**WRITTEN PROBLEM**: Take the lines from the one with "Write a Python" through the one with "W, H = 1280, 720", both ends kept, and reproduce them exactly without the pictures.

**TASK INPUTS**:
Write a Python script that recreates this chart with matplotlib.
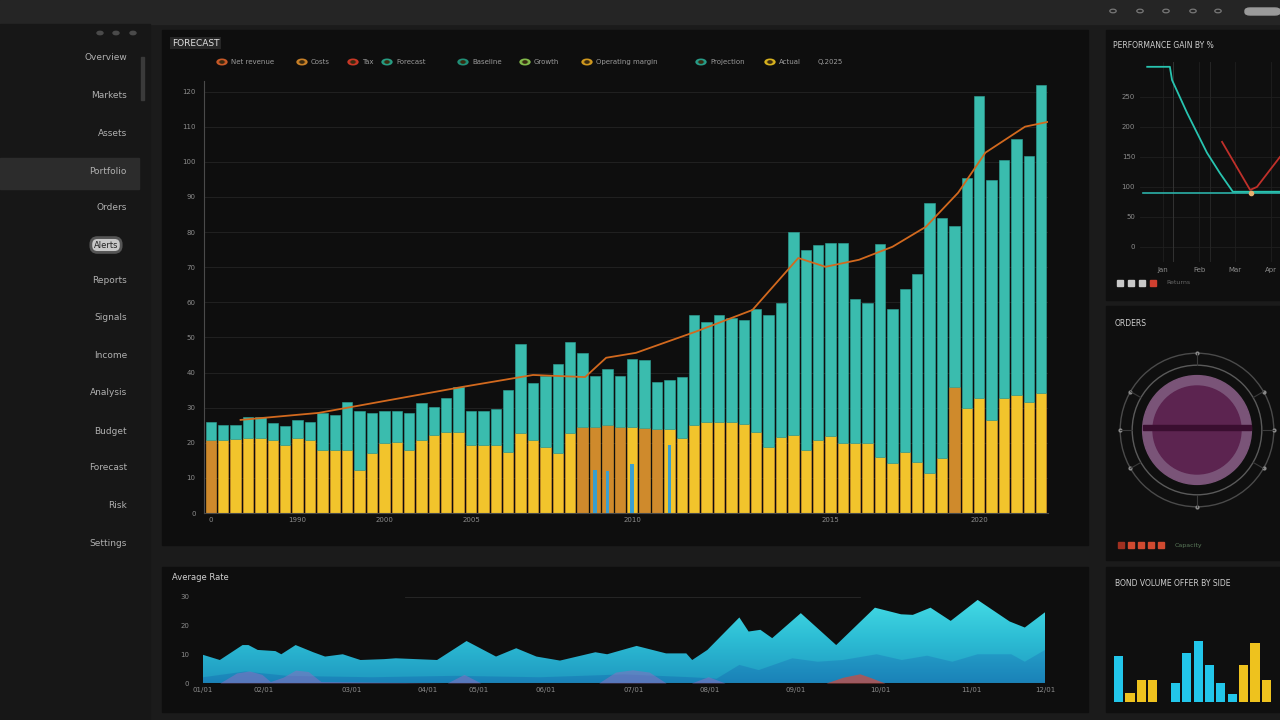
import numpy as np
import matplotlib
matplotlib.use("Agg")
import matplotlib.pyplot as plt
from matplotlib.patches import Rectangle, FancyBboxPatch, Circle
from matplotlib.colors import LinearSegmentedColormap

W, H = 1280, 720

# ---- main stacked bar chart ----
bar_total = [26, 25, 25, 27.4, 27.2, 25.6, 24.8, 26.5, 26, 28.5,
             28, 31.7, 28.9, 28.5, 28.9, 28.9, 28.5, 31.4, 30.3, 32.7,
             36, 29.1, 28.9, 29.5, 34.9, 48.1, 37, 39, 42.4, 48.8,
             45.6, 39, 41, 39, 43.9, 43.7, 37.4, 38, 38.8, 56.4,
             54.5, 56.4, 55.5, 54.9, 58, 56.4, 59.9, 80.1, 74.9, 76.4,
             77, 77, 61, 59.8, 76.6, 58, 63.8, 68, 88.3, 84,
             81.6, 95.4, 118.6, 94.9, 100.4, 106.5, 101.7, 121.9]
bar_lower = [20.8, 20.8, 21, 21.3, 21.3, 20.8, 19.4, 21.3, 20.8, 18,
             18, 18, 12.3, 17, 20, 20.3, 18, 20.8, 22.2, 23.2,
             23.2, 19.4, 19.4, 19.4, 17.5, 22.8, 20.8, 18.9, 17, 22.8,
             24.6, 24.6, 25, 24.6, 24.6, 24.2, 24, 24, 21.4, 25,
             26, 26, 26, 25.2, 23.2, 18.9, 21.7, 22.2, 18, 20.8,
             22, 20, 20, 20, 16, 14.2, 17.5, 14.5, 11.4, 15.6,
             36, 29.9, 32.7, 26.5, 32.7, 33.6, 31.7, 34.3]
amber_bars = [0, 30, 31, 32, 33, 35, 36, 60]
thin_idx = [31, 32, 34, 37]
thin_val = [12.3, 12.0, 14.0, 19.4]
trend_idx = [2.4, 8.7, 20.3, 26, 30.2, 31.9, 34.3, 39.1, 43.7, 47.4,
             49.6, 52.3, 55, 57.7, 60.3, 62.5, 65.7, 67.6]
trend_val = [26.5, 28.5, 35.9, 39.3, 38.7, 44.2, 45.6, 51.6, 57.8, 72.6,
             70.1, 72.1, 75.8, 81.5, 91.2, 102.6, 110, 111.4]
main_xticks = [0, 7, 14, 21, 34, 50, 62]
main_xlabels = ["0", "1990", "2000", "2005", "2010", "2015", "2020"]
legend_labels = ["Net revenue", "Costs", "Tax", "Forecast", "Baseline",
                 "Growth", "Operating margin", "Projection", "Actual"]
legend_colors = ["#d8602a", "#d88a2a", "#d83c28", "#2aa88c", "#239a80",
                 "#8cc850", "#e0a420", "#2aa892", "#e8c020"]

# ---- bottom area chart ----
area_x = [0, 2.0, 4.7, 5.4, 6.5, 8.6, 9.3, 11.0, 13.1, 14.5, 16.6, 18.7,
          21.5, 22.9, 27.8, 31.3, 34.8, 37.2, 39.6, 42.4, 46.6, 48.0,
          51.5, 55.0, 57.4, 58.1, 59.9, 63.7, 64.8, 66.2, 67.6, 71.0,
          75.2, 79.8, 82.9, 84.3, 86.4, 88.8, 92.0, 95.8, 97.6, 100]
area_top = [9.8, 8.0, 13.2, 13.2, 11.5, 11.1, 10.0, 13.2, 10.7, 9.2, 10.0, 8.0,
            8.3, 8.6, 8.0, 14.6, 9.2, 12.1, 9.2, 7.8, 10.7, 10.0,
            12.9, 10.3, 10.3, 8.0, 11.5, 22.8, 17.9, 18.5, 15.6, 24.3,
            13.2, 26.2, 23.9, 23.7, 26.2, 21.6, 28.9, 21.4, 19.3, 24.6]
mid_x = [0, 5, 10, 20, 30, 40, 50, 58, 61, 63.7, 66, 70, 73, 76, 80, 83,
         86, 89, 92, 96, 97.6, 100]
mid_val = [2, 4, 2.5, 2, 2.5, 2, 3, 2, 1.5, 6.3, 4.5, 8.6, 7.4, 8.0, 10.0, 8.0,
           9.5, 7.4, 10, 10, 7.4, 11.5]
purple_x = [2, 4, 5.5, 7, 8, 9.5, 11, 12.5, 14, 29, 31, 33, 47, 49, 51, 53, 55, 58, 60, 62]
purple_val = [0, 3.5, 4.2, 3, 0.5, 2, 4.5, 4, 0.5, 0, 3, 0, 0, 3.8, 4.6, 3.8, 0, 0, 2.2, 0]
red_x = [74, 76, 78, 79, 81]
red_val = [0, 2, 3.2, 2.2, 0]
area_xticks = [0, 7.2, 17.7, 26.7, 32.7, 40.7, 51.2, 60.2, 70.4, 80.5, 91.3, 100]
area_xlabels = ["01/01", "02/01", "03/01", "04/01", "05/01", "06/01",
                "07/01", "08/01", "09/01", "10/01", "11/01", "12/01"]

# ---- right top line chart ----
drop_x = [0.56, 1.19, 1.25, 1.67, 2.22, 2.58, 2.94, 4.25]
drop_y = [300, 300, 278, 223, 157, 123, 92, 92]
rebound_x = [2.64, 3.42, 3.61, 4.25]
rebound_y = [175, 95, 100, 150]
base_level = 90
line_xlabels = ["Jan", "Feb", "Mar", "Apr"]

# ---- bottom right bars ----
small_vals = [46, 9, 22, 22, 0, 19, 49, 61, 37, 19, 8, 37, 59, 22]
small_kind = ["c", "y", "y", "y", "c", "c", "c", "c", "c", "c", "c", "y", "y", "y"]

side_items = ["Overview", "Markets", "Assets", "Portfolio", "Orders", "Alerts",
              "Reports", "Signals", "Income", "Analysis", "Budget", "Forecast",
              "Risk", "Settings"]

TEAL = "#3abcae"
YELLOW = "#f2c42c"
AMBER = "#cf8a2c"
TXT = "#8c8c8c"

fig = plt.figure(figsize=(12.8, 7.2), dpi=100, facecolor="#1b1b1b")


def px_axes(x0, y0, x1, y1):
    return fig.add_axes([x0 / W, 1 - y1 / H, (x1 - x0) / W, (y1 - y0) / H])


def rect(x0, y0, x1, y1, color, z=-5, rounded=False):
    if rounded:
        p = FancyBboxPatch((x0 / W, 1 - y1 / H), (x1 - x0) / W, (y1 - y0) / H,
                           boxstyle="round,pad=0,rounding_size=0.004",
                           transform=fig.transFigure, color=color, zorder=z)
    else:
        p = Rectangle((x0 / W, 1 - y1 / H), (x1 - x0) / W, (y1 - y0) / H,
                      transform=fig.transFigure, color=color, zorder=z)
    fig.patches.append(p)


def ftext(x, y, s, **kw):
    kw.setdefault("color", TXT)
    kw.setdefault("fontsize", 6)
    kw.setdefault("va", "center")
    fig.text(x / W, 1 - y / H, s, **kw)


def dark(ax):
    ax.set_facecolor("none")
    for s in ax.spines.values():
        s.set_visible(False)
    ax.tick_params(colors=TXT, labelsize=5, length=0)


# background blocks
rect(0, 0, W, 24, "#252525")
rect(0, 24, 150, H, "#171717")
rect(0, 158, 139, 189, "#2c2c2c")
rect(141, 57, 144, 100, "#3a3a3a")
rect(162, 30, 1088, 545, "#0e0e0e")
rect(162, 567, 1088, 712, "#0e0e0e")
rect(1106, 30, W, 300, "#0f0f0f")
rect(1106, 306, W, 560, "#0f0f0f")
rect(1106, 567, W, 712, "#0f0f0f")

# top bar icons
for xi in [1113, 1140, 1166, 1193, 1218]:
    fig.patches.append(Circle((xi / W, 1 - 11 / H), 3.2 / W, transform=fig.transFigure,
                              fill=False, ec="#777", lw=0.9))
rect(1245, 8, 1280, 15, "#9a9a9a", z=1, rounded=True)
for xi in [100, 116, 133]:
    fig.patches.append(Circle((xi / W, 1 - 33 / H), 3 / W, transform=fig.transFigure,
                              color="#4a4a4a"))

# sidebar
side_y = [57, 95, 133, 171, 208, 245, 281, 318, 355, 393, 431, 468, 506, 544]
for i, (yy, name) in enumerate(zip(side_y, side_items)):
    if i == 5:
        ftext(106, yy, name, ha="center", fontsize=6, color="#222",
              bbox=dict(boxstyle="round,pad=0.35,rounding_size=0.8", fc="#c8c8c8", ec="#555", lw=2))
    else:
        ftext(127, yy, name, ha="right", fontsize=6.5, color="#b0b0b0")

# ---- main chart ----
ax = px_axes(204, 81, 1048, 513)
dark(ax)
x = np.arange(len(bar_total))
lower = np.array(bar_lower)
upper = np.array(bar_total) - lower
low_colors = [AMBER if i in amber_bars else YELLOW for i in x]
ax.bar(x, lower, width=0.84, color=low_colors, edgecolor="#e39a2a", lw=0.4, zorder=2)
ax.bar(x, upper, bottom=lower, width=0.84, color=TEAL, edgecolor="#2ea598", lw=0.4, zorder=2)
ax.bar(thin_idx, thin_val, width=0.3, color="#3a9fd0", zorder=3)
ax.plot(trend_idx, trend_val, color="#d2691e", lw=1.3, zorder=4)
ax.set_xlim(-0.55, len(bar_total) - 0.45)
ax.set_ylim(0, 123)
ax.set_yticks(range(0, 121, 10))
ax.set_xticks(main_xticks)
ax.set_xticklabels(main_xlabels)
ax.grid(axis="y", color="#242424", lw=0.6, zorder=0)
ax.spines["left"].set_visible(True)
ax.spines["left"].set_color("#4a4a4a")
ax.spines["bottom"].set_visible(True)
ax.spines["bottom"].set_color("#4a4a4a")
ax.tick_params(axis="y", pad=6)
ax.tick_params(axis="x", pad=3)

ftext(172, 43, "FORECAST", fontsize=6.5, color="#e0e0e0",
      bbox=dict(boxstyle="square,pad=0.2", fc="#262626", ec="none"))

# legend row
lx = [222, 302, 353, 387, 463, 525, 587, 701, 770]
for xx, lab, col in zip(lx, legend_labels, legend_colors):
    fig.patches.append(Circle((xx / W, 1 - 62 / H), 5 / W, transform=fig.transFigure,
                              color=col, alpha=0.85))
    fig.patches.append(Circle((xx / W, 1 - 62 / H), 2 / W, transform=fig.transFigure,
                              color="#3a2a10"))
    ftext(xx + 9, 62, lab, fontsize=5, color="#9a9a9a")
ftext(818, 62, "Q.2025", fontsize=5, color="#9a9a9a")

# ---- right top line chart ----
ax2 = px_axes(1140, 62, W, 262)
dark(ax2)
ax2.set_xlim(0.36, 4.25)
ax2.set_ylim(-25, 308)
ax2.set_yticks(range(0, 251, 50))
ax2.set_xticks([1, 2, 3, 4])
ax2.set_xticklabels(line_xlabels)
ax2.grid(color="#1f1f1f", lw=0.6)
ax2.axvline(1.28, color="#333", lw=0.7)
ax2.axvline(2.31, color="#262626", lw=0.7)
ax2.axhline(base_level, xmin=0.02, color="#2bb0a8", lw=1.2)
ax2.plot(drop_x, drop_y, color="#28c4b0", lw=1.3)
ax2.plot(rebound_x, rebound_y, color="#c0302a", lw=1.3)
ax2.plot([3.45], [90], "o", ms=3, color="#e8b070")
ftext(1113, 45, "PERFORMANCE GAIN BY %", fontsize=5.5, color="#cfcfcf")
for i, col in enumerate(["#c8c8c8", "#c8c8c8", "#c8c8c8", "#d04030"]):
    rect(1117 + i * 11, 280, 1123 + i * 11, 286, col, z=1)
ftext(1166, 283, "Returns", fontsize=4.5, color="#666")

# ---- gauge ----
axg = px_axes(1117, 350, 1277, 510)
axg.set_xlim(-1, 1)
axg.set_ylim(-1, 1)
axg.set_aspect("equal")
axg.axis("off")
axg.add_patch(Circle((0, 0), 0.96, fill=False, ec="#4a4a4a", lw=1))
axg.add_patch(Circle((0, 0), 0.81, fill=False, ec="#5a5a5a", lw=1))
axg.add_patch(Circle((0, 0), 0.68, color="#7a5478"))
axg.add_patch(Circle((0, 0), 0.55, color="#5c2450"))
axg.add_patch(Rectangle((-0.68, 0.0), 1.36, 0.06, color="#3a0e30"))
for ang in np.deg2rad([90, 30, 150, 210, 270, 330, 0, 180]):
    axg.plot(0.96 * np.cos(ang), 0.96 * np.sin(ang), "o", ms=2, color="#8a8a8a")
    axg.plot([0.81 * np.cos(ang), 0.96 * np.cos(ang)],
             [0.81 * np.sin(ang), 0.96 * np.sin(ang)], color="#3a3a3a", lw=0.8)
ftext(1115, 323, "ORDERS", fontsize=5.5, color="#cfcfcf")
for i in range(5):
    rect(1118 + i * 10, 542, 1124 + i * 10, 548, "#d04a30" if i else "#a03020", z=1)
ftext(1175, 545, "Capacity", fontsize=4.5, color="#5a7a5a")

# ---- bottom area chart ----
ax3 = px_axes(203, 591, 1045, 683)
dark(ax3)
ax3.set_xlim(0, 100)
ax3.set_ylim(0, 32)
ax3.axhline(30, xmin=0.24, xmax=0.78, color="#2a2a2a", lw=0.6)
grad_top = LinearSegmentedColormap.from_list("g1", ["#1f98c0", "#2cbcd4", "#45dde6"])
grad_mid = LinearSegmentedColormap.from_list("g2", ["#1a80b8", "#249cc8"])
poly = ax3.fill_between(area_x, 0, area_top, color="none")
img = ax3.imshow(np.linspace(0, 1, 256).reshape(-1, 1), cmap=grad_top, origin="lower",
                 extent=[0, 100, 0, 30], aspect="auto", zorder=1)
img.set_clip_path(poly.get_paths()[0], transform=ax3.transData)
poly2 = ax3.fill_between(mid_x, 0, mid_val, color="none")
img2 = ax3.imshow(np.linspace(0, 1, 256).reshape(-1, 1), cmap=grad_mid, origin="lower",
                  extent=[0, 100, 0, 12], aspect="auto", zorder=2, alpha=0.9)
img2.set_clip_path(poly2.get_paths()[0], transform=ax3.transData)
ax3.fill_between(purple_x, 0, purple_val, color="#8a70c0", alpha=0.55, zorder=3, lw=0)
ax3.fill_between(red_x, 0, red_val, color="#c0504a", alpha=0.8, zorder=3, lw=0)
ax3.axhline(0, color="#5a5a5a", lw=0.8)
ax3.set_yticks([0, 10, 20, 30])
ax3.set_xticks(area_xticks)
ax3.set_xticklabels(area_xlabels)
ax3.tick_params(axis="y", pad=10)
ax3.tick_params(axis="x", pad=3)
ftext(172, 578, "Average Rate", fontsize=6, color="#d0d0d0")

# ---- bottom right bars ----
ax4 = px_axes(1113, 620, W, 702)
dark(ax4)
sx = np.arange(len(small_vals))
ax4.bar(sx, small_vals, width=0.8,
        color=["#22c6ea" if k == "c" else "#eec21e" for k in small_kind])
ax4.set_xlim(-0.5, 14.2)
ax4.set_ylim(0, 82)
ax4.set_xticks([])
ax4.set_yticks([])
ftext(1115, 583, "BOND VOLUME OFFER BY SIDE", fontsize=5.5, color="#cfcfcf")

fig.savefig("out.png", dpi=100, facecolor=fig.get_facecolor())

* * *

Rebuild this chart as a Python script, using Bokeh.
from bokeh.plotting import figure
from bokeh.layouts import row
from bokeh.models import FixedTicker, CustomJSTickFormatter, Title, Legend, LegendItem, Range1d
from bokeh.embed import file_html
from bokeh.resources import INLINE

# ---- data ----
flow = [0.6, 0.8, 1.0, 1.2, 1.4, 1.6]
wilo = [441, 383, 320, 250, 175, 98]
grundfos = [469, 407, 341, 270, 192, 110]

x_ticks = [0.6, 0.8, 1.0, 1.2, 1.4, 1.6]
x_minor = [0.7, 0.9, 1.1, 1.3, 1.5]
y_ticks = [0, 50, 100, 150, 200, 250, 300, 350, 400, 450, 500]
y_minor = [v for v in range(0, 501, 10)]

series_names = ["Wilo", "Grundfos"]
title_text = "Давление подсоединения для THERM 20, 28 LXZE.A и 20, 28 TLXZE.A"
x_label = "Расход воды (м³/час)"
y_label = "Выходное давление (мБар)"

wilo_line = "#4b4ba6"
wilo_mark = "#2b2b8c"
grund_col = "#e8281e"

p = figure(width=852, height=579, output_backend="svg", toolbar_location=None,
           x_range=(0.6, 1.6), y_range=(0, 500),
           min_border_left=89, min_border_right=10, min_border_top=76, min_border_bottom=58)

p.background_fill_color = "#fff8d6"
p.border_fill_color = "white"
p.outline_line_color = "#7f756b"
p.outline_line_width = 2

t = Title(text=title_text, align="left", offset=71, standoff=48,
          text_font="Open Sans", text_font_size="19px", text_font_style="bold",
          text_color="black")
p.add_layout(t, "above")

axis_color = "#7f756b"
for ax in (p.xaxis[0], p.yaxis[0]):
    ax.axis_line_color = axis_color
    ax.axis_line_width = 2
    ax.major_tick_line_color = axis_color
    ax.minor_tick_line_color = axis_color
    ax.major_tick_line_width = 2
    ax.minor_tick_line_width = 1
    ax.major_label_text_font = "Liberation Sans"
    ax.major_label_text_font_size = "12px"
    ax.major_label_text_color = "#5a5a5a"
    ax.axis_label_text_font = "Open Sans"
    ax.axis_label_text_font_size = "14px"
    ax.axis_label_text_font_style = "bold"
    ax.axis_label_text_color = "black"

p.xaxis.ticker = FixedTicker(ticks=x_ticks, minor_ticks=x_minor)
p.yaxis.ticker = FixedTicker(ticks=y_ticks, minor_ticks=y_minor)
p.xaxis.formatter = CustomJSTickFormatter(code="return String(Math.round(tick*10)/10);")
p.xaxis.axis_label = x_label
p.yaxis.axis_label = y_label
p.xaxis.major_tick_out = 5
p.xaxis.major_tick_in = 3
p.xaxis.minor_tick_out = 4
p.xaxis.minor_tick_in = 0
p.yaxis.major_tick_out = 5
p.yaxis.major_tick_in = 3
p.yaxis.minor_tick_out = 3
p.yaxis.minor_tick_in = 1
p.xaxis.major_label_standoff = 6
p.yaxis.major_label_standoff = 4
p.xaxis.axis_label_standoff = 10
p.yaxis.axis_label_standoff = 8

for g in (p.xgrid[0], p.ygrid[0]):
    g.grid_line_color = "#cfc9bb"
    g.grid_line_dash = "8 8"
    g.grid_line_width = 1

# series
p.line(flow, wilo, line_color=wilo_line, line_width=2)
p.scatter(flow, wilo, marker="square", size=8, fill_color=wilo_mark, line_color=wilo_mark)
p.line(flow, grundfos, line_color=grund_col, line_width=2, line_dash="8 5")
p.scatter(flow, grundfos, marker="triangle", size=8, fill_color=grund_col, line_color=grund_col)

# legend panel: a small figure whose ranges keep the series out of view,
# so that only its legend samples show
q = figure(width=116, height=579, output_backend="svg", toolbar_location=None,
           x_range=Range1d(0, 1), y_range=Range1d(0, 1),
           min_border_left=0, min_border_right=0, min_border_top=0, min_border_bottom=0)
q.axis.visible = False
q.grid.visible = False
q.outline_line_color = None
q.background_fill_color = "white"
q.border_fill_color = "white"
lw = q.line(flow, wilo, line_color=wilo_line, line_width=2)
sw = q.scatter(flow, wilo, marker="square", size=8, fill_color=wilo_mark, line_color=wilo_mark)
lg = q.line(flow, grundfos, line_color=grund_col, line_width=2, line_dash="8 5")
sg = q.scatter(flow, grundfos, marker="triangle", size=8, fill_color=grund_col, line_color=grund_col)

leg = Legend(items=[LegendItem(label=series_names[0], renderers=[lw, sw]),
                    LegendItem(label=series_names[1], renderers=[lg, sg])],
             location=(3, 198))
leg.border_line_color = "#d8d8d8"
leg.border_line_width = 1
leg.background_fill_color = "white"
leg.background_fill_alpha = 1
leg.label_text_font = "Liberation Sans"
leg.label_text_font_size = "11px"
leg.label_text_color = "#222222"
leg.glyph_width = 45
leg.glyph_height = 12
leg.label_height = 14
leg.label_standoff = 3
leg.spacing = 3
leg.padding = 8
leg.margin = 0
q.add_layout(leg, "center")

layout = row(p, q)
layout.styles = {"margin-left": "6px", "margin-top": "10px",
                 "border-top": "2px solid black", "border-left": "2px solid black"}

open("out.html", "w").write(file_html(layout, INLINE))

==

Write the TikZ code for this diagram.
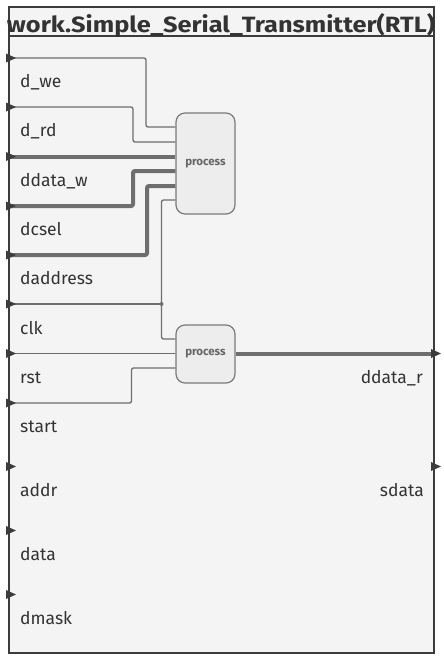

**COMPLETE RESPONSE**:
Write a Python script that recreates this chart with matplotlib.
import numpy as np
import matplotlib
matplotlib.use("Agg")
import matplotlib.pyplot as plt
from matplotlib.patches import Rectangle, FancyBboxPatch, Circle
from matplotlib.colors import LinearSegmentedColormap

W, H = 1280, 720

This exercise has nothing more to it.